** begin **

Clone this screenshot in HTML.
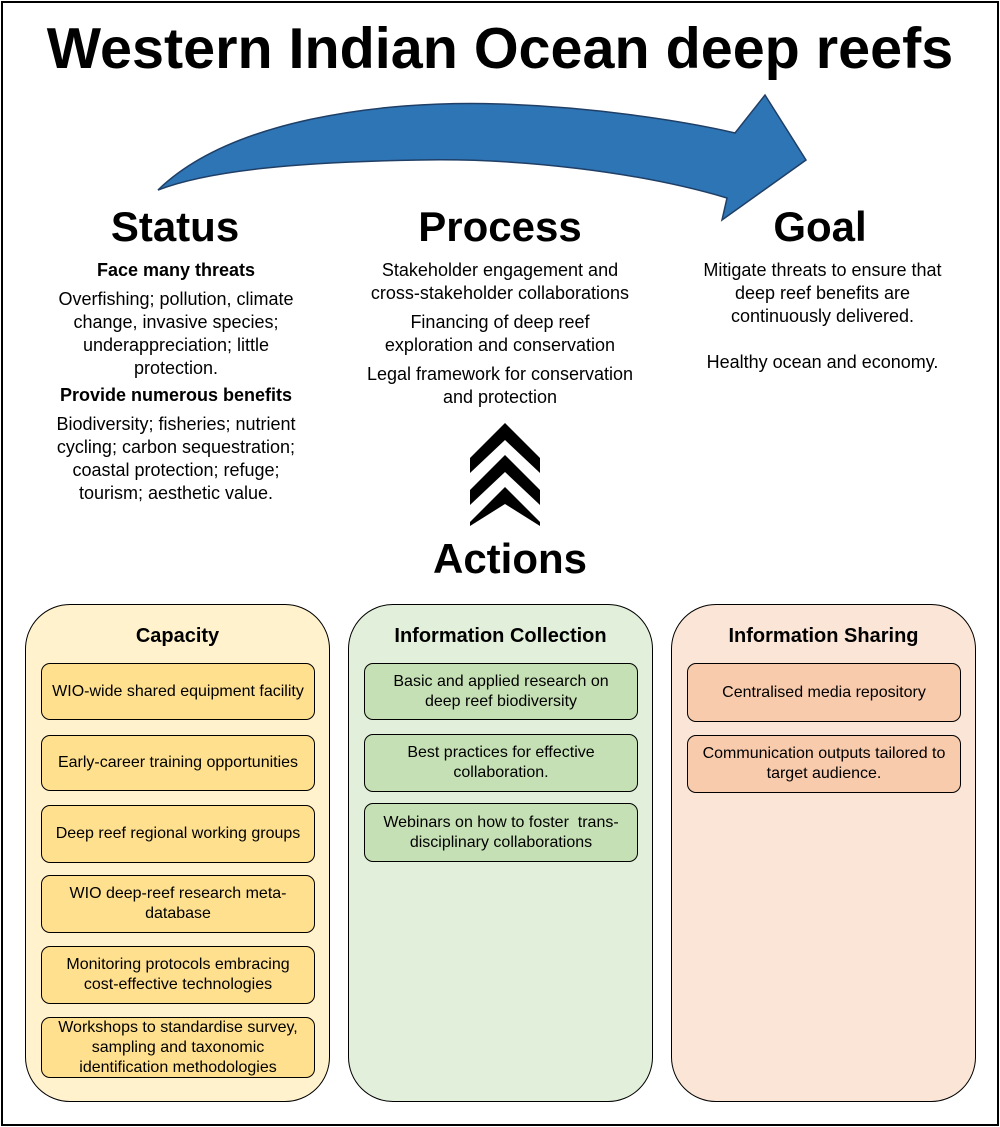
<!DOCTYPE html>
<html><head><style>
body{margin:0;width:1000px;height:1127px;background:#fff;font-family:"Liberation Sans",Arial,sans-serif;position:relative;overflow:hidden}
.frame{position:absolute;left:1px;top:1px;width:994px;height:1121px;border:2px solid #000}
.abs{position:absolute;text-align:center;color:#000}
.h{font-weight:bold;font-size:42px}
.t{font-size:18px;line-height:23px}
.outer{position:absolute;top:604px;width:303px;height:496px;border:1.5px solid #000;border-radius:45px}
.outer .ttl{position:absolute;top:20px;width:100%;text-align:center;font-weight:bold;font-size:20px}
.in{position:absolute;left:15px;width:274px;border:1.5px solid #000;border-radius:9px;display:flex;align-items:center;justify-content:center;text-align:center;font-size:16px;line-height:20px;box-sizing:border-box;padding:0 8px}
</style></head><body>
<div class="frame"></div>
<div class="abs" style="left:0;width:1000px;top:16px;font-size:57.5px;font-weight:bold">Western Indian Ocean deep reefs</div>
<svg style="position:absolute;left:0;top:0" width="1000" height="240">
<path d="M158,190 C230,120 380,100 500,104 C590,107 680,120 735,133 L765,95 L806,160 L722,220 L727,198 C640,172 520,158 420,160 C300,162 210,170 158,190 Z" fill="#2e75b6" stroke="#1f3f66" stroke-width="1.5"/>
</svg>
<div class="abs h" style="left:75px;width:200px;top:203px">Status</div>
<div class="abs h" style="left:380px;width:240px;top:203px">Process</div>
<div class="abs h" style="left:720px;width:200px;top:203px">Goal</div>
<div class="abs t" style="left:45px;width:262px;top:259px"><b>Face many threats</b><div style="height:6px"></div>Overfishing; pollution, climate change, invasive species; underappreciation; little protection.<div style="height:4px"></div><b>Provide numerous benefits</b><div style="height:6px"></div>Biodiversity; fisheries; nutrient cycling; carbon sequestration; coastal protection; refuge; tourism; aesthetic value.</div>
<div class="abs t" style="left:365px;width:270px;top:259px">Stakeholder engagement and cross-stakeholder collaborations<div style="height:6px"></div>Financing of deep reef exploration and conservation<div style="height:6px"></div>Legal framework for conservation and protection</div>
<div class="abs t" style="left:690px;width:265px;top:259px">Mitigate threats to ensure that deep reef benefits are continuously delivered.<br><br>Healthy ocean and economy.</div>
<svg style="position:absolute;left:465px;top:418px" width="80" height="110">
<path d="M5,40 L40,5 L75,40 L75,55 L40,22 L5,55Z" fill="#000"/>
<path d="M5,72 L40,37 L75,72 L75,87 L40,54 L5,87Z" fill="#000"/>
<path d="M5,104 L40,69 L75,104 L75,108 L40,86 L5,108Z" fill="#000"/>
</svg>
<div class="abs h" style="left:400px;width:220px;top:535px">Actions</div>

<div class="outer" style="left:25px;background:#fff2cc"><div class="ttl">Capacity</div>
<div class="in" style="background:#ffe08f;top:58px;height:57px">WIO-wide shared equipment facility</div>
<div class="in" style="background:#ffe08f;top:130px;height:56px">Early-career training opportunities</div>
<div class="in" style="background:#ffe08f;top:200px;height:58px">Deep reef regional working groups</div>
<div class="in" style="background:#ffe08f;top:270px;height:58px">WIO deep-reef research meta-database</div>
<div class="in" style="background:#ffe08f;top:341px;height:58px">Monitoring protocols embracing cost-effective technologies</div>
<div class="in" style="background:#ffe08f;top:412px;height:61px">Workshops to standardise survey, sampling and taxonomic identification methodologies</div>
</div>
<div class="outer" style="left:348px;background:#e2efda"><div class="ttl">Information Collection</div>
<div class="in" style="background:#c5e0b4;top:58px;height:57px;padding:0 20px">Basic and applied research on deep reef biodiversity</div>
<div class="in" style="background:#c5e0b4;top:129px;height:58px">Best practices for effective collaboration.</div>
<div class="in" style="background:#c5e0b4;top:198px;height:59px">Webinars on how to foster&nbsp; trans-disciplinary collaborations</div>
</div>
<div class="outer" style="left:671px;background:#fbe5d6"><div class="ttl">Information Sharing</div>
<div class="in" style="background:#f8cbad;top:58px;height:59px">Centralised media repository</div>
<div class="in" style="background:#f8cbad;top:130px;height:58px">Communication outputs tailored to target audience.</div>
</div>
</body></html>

** end **
** begin **

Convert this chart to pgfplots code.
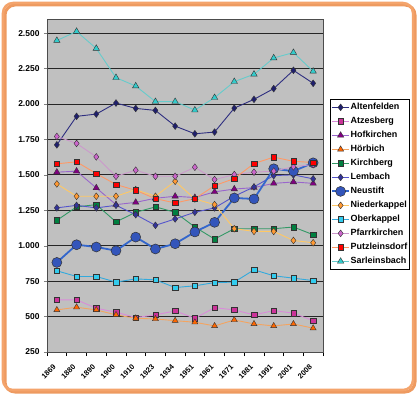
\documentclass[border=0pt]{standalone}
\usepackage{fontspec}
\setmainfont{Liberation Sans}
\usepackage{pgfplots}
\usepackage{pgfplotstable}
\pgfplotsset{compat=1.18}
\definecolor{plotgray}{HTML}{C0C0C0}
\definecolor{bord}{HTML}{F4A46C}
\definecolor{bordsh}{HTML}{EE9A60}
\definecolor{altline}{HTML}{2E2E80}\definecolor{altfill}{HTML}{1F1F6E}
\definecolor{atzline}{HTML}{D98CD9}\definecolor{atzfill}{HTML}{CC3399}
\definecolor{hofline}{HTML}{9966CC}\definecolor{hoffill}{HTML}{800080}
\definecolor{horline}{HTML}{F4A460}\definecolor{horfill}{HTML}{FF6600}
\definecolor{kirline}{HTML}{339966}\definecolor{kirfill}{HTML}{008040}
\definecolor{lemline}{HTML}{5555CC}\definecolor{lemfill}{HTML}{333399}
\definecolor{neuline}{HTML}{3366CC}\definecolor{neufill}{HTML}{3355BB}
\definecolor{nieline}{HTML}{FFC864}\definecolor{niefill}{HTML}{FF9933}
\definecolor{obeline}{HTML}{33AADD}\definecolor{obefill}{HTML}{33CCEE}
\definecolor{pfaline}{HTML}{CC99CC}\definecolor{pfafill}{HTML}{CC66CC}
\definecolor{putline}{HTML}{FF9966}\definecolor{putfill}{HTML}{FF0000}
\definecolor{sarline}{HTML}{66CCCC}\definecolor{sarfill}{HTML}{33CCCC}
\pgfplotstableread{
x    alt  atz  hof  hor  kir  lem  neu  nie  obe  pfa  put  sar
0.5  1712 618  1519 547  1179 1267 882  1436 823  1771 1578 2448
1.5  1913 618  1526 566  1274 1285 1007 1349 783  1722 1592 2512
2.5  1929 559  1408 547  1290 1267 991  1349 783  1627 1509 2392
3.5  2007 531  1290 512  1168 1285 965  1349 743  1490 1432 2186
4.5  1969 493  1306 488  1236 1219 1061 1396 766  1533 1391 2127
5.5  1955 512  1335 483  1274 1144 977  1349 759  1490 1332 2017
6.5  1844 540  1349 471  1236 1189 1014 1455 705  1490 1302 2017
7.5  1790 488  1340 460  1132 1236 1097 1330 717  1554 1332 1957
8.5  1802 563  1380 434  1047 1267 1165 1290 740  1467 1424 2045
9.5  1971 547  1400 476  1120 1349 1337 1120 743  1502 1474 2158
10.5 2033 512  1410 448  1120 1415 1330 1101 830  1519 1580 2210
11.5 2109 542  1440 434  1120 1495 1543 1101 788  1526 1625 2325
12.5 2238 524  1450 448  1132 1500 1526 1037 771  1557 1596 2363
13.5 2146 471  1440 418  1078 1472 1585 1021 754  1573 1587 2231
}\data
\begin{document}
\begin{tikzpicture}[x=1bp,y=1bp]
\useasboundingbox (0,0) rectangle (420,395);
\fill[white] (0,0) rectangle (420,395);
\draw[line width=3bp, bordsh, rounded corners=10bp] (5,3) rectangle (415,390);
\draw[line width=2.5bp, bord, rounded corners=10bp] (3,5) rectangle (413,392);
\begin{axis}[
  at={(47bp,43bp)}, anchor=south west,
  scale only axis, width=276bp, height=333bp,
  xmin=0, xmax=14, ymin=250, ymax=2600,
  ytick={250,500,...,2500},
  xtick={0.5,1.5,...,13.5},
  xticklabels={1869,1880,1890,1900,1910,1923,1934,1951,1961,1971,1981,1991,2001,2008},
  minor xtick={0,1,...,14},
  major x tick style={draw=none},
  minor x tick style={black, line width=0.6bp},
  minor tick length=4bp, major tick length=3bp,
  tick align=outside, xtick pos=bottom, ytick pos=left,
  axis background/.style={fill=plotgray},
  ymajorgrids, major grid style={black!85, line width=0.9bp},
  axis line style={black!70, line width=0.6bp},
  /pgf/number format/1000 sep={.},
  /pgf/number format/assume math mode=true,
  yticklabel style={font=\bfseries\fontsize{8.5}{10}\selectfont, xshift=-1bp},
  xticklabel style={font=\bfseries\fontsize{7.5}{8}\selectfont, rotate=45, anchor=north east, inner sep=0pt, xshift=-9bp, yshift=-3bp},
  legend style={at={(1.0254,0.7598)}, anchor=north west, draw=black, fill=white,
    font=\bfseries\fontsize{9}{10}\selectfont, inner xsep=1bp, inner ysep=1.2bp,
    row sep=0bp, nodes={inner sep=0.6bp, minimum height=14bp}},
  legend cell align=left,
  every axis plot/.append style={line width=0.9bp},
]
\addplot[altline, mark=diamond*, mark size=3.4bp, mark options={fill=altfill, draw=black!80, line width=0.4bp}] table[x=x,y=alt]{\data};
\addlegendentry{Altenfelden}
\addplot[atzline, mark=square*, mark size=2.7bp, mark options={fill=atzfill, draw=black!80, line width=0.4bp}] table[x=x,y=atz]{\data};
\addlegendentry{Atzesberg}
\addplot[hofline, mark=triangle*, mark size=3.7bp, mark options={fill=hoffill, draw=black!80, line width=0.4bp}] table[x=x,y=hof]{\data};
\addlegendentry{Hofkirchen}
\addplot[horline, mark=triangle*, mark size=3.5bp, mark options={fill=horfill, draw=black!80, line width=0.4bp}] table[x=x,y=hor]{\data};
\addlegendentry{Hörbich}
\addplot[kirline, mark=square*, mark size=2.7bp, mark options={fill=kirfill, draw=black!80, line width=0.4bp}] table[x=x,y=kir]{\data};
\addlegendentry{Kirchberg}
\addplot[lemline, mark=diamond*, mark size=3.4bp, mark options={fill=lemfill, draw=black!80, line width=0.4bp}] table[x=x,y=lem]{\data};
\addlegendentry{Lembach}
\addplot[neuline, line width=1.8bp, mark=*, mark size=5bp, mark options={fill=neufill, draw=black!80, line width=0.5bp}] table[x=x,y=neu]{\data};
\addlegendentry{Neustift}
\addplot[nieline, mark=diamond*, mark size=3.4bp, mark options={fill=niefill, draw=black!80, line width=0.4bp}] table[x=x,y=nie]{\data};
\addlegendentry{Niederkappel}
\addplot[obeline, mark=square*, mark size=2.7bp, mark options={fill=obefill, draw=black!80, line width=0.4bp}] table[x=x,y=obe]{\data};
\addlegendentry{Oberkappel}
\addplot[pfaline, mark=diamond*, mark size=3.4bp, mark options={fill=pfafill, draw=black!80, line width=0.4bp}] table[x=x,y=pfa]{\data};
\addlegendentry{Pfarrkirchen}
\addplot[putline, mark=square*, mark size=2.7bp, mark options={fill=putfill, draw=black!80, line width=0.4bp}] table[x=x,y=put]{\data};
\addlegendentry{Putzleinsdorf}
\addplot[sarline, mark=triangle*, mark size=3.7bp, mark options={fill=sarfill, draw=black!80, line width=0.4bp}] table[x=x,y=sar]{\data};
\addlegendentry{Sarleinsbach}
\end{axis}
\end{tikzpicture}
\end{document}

** end **
** begin **

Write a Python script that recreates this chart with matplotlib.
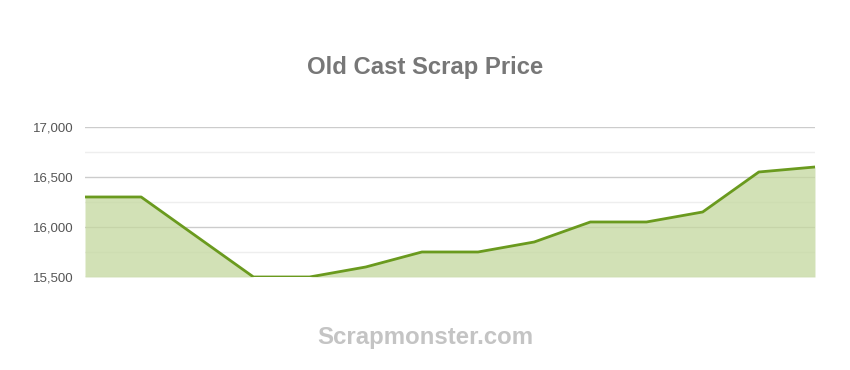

** end **

### Task to carry out
Say how many lines in the records contain the string "chart", and say nothing else.

### Reply to the task
2